* Short exercise: Reproduce exactly the section that begins at the line containing "Clone this diagram in TikZ." and ends at the line containing "(0,0) rectangle (600,390);", both lines included; omit all other lines.

# Start of Entries

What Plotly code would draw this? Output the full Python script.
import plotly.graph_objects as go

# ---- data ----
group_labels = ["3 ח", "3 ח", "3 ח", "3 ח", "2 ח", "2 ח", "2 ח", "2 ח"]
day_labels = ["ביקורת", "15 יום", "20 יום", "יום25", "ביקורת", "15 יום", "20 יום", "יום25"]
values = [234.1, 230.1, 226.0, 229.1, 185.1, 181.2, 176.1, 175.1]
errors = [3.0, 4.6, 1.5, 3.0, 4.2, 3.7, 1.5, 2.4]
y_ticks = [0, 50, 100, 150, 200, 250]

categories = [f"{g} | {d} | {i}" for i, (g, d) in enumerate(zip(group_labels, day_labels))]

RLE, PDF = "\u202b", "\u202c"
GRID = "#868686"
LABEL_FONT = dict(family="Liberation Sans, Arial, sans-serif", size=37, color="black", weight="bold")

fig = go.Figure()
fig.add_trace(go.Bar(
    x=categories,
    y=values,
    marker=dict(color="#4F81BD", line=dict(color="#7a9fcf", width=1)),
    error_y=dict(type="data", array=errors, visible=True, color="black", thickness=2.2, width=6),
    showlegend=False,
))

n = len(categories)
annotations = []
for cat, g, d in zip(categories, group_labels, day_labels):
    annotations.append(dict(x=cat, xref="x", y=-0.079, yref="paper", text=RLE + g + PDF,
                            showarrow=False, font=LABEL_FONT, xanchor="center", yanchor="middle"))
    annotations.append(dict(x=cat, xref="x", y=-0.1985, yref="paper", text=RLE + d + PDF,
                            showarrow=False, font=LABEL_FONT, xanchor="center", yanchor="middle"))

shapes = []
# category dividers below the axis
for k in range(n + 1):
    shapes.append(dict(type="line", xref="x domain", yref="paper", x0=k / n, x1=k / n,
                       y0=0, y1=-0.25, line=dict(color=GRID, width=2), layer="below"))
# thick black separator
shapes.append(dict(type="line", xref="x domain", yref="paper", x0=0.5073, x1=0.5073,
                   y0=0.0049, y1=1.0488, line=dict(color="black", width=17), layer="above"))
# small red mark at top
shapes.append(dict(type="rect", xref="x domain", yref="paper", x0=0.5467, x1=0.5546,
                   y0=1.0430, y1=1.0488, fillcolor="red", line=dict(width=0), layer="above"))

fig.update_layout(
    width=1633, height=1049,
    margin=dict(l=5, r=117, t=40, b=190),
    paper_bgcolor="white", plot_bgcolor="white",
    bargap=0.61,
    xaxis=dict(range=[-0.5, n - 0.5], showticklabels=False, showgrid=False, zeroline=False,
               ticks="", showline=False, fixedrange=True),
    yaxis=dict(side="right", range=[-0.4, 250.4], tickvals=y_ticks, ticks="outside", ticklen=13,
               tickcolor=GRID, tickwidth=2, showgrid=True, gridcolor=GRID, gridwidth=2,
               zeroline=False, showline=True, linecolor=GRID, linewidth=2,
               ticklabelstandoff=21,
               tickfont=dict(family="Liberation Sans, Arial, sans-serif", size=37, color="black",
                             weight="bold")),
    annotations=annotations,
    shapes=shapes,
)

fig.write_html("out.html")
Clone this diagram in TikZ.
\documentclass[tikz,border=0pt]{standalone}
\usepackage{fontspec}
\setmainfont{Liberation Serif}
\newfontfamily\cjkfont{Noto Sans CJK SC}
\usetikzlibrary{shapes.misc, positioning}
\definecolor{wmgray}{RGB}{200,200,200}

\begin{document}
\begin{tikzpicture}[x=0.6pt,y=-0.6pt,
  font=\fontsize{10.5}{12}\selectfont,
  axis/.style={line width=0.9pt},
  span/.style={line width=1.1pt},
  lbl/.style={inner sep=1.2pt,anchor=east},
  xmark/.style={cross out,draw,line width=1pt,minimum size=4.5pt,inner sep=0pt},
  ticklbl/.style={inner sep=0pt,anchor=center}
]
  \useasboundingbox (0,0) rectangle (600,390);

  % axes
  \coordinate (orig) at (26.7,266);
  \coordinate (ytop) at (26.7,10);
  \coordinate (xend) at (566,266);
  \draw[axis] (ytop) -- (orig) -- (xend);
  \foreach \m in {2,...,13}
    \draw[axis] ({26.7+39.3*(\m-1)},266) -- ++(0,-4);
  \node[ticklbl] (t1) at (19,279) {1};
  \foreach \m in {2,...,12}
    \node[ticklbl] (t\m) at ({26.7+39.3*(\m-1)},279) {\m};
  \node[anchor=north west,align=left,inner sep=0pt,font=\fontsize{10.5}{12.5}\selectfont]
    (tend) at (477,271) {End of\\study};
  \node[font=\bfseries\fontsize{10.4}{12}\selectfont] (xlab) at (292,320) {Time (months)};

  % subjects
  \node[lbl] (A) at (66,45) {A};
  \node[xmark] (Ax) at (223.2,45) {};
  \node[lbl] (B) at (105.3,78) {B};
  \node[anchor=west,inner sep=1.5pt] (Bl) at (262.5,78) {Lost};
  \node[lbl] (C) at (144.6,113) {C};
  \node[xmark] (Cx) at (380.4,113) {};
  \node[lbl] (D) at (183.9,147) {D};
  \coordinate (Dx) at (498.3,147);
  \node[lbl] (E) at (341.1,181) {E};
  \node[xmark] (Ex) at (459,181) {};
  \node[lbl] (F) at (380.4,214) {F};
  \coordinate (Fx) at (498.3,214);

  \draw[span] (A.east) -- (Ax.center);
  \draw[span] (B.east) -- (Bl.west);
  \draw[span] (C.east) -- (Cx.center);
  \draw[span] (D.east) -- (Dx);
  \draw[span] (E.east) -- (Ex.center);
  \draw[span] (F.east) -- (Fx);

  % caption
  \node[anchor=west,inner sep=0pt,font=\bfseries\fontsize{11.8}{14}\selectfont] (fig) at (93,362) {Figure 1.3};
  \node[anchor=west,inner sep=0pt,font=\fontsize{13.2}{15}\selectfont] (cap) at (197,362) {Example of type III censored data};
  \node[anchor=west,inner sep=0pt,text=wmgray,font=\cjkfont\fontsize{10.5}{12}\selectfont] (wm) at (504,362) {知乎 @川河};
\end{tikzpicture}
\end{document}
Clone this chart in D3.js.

# End of Entries

* Solution for this problem:
Clone this diagram in TikZ.
\documentclass[tikz,border=0pt]{standalone}
\usepackage{fontspec}
\setmainfont{Liberation Serif}
\newfontfamily\cjkfont{Noto Sans CJK SC}
\usetikzlibrary{shapes.misc, positioning}
\definecolor{wmgray}{RGB}{200,200,200}

\begin{document}
\begin{tikzpicture}[x=0.6pt,y=-0.6pt,
  font=\fontsize{10.5}{12}\selectfont,
  axis/.style={line width=0.9pt},
  span/.style={line width=1.1pt},
  lbl/.style={inner sep=1.2pt,anchor=east},
  xmark/.style={cross out,draw,line width=1pt,minimum size=4.5pt,inner sep=0pt},
  ticklbl/.style={inner sep=0pt,anchor=center}
]
  \useasboundingbox (0,0) rectangle (600,390);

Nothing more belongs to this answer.